Recensione: Totschläger (A Saintslayer’s Songbook)
Gli Abigor non hanno bisogno di presentazioni: nascono a Vienna nel lontano 1993 e si fregiano del nome di uno dei più importanti demoni, che occupa un altissimo livello nelle gerarchie dell’esercito infernale e che, secondo la tradizione giudaico-cristiana, torna periodicamente ad infestare la Terra. La band è particolarmente prolifica, realizzando undici album in 27 anni di onorata carriera. A due anni da Hollenzwag, i nostri tornano in auge con questo Totschläger, che rappresenta un passo notevole in avanti e artisticamente un ritorno alle origini. Già, perché la caratteristica principale di questo full-length è proprio il ritorno al passato; non si tratta di “Werwüstung/Invoke The Dark Age” o “Nachthymnen (from the twilight kingdom)”: il suono non ha quell’anima selvaggia e grezza degli anni ’90, ma è più pulito e curato – che poi è un po’ la scelta evolutiva di gran parte dei gruppi sopravvissuti alla seconda ondata del black metal.
Gomontha Rising – Nightside Ribellion apre il disco ed è una canzone bicefala: apertura sinfonica con tanto di violoncello per poi interrompersi e ripartire improvvisamente con l’urlo selvaggio di Silenius. Silent Towers, Screaming Tombs segue un percorso inverso: parte forte, con un massiccio riffing, per poi acquietarsi abbracciando sonorità più ambient, ma è solo un momento, perché l’anima oscura riprende possesso della canzone. Orkblut (sieg oder Tod) ha sonorità più soft, tendenti all’heavy: bellissimo il riff iniziare e la struttura armonica, per il brano più sperimentale dell’intero lavoro. The Saint Of Murder ci riporta verso la struttura più consona agli Abigor, con quelle atmosfere plumbee che caratterizzano il loro sound, lasciando il giusto spazio ai virtuosismi delle chitarre di T.T. e P.K. Scarlet Suite For The Devil è un oscuro omaggio al signore delle tenebre, ed è un brano che sembra registrato in uno dei gironi infernali. La Plus Long Nuit Du Diable parte con un’intro di piano e archi d’atmosfera, interrotta da voci demoniache che fanno accapponare la pelle, pronta a diventare elettrica e a far emergere il lato più oscuro. Tartaros Tides, Flood Of Wrath e Terrorkommando Eligos (altro nome del demone a cui hanno secondo gli scritti di demonologia) riportano la band su sonorità più tradizionali e compatte, dando maggiore sostanza a quest’ottimo lavoro.

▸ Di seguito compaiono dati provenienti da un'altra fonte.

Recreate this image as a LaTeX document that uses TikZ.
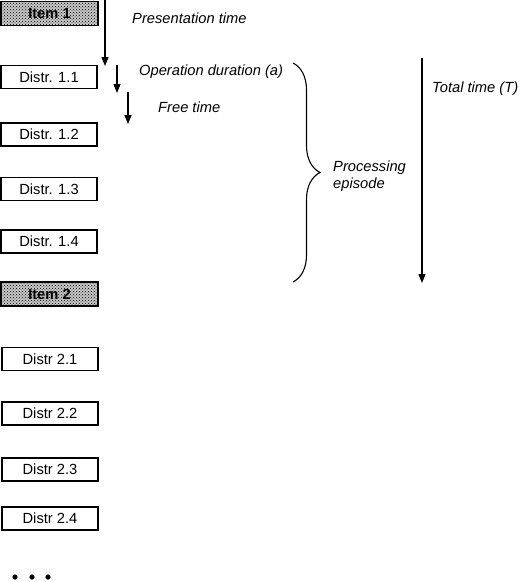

Questo è un album molto bello e anche molto complesso, ma ha bisogno di qualche giro in più degli altri per possedere l’ascoltatore; le canzoni hanno delle sonorità articolate, spesso dei cambi talmente accentuati da far credere che si sia passati ad un altro brano, oltre ad alcune sfumature ambient: tutto ciò potrebbe apparire barocco e fine a se stesso, ma fa parte di un arabesco molto più ampio e articolato, ovvero il concept che si sviluppa dietro al loro stesso nome, Abigor, con continui riferimenti alla figura di questo demone, e al loro concetto di satanismo. Musicalmente, il loro black metal prende una strada evolutiva diversa, con queste contaminazioni sinfoniche, unite ad una ritmica sì minimalista, ma con evidenti sfumature heavy, lasciando spazio anche al talento solista delle chitarre. Un passo in avanti dal punto di vista artistico? Non ci resta che attendere il prossimo lavoro per scoprirlo.